▸ **INSTRUCTION**
Retype nothing except the lines below from the one with "Write a component" through the one with "import * as", exactly, with images left out.
### MATERIAL FOR THIS EXERCISE
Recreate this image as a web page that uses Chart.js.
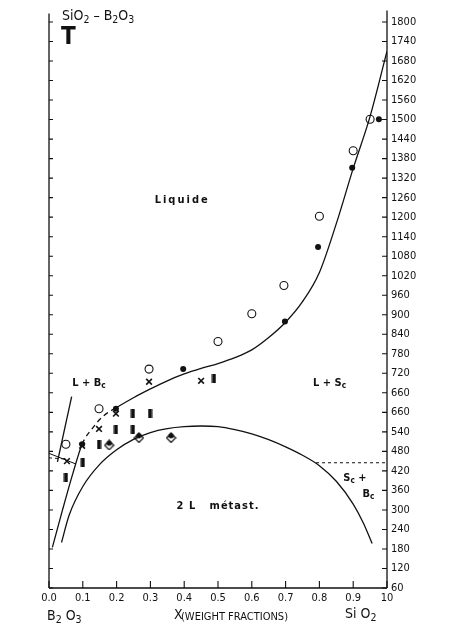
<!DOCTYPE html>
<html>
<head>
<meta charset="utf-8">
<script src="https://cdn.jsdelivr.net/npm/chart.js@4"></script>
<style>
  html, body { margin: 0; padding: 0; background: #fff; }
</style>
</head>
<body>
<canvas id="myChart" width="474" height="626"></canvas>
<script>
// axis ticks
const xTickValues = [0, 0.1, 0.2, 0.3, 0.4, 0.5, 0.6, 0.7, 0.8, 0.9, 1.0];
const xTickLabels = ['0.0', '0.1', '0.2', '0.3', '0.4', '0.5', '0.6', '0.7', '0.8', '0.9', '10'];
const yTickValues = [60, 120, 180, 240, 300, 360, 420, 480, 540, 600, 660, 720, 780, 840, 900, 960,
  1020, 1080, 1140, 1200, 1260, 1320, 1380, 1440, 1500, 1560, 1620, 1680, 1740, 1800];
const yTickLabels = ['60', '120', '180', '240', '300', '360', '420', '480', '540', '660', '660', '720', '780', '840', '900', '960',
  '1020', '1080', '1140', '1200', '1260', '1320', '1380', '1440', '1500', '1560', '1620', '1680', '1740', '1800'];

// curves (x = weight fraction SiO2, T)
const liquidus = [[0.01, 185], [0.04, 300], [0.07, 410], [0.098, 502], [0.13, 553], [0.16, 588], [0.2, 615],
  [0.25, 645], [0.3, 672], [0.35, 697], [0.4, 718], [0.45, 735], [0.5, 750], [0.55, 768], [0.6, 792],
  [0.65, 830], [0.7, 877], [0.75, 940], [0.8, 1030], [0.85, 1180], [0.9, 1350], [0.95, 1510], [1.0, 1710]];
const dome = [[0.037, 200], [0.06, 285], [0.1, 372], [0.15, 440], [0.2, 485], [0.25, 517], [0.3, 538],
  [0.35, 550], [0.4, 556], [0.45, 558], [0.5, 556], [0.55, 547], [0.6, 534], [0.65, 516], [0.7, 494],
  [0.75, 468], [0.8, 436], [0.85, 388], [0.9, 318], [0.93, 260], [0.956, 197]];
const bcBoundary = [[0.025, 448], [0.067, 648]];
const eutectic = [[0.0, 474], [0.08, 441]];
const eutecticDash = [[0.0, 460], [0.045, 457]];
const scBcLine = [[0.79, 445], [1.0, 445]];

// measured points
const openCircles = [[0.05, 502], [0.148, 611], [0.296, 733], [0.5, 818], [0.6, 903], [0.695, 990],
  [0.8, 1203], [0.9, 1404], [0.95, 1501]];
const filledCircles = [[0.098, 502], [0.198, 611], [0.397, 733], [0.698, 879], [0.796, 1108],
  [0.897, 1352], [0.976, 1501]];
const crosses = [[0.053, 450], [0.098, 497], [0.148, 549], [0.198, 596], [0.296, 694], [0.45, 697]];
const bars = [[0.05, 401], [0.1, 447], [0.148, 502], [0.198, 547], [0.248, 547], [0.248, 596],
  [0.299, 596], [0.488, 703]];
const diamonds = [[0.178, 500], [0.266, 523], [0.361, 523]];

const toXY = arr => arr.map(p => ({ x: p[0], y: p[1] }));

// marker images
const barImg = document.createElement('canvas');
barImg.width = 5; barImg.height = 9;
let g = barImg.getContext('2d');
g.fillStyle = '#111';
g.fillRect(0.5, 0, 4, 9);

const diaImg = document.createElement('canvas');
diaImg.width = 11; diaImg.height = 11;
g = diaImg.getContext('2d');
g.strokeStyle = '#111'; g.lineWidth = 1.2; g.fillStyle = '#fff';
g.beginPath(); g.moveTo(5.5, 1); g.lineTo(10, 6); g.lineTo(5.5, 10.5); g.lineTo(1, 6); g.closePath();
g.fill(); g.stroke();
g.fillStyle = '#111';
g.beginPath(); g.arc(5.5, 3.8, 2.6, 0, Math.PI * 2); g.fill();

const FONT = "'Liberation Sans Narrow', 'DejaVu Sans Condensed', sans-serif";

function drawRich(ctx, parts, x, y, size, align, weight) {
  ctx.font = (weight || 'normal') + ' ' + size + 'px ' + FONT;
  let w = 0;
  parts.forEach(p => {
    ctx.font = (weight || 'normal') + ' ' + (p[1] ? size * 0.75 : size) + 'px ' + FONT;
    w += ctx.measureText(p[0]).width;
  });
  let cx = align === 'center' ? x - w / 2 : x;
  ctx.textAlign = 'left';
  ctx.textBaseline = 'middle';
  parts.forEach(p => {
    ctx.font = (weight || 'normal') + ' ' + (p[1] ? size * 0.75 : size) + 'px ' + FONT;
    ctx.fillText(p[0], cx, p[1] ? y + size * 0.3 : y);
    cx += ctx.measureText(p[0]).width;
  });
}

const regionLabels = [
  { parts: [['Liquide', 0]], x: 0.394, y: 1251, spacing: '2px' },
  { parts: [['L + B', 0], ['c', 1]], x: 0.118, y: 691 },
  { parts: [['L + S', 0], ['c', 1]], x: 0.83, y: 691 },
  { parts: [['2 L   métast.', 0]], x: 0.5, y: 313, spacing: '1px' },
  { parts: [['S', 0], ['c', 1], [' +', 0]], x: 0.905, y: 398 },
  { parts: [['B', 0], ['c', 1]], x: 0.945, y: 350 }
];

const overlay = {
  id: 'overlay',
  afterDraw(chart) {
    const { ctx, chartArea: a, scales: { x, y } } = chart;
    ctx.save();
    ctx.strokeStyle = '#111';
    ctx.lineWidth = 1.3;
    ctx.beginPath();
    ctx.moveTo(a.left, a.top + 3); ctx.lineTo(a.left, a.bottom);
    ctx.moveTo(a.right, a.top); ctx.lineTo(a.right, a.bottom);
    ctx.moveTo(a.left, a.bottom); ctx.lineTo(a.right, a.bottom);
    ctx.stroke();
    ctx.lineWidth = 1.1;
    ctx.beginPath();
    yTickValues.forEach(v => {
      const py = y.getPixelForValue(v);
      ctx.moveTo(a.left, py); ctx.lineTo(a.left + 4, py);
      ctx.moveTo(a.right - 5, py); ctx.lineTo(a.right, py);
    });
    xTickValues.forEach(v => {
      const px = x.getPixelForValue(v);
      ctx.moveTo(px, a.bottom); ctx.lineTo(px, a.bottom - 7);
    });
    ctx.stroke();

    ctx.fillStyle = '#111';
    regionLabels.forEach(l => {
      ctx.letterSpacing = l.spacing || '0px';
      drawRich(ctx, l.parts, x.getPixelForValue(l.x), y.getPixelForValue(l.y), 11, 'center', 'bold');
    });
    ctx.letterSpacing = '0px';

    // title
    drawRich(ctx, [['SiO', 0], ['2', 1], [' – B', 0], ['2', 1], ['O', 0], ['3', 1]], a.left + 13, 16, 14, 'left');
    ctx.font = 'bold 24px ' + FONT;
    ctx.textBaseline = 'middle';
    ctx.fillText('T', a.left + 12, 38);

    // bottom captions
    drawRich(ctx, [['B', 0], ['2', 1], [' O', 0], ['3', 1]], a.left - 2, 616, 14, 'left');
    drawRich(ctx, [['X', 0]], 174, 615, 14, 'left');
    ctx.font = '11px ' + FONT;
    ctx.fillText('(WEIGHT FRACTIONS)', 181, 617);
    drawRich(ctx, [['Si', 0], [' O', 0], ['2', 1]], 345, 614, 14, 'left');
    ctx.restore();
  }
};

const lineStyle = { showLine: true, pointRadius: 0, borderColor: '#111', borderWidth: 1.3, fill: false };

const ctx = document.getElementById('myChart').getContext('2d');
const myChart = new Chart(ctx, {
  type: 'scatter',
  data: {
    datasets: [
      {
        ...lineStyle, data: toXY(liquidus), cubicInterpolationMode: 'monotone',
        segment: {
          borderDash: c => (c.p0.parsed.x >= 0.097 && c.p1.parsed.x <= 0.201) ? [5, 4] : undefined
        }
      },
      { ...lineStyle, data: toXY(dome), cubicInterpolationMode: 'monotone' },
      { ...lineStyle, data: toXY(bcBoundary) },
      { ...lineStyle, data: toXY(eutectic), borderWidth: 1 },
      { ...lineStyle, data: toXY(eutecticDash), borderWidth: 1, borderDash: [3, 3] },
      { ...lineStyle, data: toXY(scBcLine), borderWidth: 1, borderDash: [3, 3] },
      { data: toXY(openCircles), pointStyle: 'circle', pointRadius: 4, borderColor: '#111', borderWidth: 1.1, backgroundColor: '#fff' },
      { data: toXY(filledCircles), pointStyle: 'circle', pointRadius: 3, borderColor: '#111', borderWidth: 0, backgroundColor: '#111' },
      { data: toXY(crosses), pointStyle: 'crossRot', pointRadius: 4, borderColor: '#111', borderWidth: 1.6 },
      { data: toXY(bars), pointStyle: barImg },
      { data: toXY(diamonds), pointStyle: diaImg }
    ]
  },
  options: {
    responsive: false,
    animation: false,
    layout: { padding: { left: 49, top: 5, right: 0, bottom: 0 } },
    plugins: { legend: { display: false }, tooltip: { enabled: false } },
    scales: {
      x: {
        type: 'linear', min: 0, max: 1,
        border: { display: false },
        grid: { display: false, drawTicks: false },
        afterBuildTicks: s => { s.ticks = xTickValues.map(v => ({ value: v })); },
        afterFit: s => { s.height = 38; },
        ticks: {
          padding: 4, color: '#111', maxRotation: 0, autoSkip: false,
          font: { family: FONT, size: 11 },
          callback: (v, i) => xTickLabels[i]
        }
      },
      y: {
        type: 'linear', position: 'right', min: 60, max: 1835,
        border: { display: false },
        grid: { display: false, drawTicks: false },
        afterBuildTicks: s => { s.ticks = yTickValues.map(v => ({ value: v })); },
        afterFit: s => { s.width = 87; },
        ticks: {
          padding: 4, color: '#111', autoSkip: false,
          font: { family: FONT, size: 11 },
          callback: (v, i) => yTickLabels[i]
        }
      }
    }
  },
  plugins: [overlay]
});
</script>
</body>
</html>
######
### MATERIAL FOR THIS EXERCISE
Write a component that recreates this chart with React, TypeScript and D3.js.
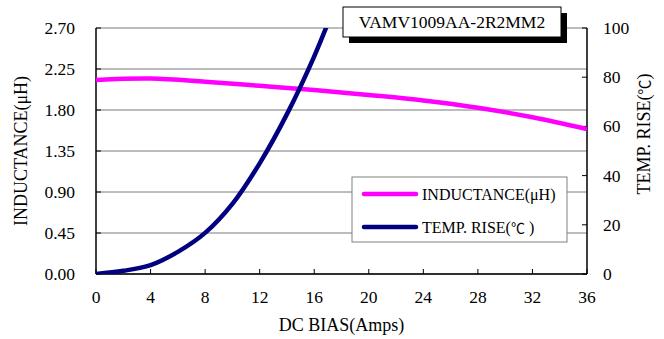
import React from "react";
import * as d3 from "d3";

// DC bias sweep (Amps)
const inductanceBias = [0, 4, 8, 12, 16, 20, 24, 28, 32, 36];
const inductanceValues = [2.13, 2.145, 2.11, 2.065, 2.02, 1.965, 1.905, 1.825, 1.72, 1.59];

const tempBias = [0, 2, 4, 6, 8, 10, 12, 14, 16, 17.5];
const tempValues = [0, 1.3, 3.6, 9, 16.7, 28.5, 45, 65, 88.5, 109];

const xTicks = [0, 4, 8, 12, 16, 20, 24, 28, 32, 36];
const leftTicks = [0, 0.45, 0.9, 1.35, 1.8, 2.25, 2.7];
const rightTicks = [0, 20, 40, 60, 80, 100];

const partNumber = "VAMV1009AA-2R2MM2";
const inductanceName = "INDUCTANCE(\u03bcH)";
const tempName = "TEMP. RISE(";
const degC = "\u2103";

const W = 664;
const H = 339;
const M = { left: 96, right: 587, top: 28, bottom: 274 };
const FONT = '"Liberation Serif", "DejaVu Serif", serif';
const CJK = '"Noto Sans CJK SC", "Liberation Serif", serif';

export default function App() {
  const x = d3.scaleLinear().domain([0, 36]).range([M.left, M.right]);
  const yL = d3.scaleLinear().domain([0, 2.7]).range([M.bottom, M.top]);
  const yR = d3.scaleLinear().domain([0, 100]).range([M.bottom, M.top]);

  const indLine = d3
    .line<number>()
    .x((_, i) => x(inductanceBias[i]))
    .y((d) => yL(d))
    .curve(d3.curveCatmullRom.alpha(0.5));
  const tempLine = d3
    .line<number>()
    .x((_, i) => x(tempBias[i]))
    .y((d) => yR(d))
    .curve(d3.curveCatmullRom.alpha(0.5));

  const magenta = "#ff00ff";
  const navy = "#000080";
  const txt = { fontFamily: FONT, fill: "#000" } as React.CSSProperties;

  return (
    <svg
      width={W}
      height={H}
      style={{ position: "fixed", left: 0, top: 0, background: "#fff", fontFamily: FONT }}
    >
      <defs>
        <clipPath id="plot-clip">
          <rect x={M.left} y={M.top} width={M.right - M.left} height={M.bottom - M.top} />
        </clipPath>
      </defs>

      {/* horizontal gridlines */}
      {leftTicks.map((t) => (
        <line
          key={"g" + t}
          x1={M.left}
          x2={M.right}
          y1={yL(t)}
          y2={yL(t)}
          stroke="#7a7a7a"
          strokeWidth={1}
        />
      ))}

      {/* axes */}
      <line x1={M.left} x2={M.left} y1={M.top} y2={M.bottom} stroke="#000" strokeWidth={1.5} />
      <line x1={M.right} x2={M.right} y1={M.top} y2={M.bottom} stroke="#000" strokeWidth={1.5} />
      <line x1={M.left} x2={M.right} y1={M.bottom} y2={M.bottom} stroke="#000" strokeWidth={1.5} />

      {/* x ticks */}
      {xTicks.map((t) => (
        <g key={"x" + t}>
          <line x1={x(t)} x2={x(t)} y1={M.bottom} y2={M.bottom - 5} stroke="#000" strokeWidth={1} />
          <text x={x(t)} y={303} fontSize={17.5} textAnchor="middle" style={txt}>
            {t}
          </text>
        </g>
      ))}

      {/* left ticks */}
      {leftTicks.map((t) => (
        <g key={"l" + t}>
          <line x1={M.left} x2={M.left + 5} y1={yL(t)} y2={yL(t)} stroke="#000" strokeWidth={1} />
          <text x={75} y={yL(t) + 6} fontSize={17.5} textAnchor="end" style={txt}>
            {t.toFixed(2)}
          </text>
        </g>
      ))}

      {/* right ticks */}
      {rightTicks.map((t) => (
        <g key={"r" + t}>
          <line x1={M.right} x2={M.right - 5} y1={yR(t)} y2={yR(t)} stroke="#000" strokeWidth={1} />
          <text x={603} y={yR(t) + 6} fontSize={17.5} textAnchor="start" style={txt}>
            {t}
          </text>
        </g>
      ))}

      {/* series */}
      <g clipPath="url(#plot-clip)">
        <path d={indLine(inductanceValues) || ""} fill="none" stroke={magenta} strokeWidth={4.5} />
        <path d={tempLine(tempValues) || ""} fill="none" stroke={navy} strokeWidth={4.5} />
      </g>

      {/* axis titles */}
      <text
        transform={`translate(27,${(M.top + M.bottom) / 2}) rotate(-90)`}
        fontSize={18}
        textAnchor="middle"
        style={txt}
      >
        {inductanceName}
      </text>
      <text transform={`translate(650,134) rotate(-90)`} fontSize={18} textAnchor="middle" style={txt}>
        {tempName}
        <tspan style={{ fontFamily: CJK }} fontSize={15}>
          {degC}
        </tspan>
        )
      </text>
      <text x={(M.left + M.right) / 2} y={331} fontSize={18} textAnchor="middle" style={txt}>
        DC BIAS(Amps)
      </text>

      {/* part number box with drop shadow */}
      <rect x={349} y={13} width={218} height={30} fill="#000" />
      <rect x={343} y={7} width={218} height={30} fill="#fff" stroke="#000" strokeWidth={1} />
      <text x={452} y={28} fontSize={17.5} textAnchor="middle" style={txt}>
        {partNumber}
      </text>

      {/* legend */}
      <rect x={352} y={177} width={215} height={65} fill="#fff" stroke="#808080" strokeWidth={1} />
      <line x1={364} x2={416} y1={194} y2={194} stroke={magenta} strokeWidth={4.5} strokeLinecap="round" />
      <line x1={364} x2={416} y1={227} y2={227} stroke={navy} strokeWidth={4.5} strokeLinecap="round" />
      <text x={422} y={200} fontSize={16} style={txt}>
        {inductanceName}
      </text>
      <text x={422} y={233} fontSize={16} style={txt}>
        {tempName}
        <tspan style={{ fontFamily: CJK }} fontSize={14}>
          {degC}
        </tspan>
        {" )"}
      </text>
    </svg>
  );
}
######
▸ **EXERCISE OUTPUT**
Write a component that recreates this chart with React, TypeScript and D3.js.
import React from "react";
import * as d3 from "d3";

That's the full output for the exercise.